Gabriel_Cornejo · February 20, 2019, 3:24pm

Hello my friends:

I have made a workflow which makes a Time Series Model with an optimized artificial neural network. The goal is to predict future SKU´s sales week choosing the best model from 465 different network architecturesof a ANN. If I use this workflow to predict 1 SKU it takes approximately 3-4 minutes and the main goal is to predict 35.000 SKU in less than 24 hours all of them, so I can not do it in my laptop.

I was chating with a friend and he told me that I need to use Docker (the whale) and then run all SKU on the cloud, the problem is that I do not have idea how to do it.

Someone can help me. I attach a sample workflow.

Thanks a lotProy_TS_Sample.knwf (70.1 KB)

ScottF · February 20, 2019, 7:50pm

I’m probably not understanding your problem correctly, but is there a way to do this without training an NN for each individual SKU?

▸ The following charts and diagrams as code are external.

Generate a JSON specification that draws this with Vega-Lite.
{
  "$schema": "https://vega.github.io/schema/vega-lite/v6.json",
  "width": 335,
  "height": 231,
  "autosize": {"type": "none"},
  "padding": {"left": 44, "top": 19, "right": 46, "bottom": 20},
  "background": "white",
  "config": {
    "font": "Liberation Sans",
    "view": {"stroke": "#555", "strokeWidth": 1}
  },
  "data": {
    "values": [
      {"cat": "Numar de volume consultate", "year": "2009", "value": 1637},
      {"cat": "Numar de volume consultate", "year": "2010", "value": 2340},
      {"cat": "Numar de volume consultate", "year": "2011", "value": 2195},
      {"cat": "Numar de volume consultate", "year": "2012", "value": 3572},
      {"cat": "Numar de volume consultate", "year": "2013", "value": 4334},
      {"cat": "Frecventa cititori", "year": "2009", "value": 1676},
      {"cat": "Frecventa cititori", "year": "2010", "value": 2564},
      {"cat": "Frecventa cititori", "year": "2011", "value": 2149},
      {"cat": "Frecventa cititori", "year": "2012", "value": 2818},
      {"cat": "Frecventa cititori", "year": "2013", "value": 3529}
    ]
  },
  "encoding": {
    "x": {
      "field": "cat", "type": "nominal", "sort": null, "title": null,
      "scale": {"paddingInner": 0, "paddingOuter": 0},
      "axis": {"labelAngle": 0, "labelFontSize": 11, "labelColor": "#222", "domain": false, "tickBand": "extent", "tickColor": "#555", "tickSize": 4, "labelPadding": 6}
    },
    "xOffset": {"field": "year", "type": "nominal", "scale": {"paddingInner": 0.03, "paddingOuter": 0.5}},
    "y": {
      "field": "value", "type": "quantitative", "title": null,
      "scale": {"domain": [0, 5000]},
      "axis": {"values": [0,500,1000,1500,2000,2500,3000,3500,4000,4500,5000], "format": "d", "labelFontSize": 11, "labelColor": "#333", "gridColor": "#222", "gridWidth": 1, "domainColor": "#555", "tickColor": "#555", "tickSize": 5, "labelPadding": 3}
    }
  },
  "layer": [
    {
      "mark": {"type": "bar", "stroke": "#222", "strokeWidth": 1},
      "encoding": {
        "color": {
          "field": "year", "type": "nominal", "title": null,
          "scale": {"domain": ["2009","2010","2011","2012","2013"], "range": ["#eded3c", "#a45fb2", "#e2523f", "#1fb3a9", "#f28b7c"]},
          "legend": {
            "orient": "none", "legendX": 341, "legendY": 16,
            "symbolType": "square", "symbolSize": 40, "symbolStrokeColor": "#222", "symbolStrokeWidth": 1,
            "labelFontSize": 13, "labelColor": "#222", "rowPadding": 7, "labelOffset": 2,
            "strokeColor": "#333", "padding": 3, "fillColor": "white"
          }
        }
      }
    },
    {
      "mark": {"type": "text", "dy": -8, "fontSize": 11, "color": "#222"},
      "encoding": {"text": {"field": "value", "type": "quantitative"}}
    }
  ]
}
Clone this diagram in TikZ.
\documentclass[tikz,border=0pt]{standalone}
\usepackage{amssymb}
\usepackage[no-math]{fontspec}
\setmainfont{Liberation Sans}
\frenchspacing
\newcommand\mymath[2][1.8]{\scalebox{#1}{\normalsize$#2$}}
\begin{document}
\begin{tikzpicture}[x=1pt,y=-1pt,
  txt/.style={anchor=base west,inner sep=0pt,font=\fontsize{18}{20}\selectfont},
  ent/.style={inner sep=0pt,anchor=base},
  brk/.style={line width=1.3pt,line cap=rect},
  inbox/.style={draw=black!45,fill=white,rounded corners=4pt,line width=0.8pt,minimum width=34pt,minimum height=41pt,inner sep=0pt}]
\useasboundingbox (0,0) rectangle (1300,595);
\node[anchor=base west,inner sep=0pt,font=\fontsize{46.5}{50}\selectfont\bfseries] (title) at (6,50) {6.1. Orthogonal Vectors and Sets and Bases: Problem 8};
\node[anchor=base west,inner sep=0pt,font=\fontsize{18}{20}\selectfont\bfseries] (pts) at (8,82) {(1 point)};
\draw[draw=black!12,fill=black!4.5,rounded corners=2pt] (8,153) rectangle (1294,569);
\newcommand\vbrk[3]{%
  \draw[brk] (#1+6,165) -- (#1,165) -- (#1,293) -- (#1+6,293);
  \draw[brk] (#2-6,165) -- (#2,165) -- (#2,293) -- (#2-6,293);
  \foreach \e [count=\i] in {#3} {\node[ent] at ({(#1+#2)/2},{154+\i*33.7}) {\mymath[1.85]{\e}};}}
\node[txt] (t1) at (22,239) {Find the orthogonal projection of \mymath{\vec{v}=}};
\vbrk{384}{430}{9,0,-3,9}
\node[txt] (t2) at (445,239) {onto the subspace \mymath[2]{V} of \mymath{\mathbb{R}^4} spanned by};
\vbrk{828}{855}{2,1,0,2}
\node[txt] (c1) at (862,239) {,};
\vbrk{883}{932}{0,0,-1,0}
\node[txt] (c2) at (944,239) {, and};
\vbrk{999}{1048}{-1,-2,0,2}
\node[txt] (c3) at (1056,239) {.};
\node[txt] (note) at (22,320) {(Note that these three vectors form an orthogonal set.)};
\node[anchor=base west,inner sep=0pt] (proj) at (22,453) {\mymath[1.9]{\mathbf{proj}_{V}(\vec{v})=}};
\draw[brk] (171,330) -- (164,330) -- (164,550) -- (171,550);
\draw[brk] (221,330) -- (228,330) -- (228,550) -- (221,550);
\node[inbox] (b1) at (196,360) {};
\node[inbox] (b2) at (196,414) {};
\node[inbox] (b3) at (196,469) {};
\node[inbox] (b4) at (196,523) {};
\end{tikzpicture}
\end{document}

If you were able to reduce the number of possible NN architectures down to a single model that performs reasonably well for all SKUs - or even a small group of possible NNs - then you could train those models once, export them to PMML, and then run predictions for your 35,000 SKUs in a separate deployment workflow (something similar to https://www.knime.com/nodeguide/applications/churn-prediction/deploying-the-churn-predictor).

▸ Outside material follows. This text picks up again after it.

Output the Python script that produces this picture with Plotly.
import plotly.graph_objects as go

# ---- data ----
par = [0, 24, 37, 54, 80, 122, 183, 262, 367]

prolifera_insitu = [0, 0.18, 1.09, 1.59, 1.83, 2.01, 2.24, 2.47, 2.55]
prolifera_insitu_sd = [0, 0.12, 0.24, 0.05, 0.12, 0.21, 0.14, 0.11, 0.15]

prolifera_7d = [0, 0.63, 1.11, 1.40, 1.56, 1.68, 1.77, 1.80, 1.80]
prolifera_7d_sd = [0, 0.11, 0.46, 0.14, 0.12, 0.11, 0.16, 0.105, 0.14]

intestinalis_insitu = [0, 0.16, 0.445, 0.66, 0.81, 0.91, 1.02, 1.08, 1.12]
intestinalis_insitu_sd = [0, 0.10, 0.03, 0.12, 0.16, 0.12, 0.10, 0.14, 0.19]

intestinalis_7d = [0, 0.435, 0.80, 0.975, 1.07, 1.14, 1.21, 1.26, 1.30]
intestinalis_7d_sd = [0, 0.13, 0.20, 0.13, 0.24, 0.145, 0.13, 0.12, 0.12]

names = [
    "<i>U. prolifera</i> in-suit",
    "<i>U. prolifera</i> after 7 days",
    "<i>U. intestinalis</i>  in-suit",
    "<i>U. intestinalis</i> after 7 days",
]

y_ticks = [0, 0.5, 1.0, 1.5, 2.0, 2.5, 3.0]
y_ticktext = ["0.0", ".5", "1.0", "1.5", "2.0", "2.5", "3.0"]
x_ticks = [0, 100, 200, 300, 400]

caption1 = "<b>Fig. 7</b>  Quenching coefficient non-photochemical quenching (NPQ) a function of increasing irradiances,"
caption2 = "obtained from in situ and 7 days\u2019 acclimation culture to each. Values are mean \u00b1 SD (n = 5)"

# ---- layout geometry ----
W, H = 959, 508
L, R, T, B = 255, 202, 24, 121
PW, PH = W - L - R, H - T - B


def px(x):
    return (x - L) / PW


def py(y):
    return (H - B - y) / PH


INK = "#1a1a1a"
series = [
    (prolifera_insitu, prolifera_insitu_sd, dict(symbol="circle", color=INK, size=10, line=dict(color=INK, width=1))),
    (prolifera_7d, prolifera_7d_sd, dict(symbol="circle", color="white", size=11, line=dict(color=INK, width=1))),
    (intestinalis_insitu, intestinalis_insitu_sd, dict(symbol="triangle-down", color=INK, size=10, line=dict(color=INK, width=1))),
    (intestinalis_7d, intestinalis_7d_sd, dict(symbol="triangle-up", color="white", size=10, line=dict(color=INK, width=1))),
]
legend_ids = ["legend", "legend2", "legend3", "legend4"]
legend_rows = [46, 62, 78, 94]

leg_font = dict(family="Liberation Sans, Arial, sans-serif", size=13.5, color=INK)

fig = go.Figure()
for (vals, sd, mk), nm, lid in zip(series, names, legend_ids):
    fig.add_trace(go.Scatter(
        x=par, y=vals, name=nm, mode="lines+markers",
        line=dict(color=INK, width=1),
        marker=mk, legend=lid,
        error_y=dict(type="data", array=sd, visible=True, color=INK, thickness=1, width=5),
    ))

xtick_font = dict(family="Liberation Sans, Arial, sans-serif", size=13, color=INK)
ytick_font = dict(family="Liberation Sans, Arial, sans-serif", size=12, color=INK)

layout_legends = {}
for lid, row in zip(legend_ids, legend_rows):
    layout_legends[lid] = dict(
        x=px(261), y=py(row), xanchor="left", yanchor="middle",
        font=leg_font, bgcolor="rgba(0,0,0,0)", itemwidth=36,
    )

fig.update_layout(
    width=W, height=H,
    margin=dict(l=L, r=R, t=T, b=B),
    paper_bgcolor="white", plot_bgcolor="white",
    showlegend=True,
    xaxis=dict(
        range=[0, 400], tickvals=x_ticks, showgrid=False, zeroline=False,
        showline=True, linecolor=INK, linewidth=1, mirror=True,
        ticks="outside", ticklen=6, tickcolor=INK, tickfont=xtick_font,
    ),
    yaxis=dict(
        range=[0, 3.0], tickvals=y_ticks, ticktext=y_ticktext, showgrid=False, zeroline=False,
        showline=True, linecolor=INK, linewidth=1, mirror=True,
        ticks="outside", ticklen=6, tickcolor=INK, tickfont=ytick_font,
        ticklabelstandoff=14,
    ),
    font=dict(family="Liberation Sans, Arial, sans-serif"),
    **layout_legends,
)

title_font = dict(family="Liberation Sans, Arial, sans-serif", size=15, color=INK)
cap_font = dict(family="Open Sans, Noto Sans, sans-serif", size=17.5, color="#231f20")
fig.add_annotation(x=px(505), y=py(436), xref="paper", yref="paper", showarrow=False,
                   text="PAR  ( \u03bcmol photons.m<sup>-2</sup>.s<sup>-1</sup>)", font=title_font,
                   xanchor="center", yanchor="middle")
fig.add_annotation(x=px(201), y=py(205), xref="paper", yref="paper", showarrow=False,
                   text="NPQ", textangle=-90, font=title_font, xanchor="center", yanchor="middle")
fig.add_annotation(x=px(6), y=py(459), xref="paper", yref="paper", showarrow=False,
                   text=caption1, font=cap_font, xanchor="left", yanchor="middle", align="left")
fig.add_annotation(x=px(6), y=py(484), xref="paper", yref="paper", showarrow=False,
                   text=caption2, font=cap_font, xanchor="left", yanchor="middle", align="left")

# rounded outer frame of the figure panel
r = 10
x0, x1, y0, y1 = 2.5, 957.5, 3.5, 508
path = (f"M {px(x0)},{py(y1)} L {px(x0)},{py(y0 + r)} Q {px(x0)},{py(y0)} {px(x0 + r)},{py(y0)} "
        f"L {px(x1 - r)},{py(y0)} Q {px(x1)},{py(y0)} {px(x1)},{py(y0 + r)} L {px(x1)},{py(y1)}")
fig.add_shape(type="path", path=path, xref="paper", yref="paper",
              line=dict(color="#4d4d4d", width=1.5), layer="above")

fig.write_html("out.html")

Also, are you doing any dimensionality reduction on your data? That might decrease iterated model training time.

Gabriel_Cornejo · February 21, 2019, 2:44pm

Hello Scott:

Thanks for your answer. My client wants one model for SKU. It is not possible to reduce or clustering SKU some way. I was checking the differents ANN’s architectures to notice if some of them could be discarded, but the entire range appears. Unfortunately there is not a winner architecture that could be applied to all SKU´s.

Another way to reduce time was to create a powerful virtual machine, but it has to parallelize. So now I want to try with docker but I never did that before.

Gabriel.

ScottF · February 21, 2019, 4:41pm

Have you seen our blog post about the Monster Model Factory? Of particular relevance here is the section on Scaling the Monster: https://www.knime.com/blog/beauty-and-the-monster

This approach can be implemented using both AWS and Azure. We have some additional resources available to help you configure your cluster if you decide to go this route - check out the blog post and let me know.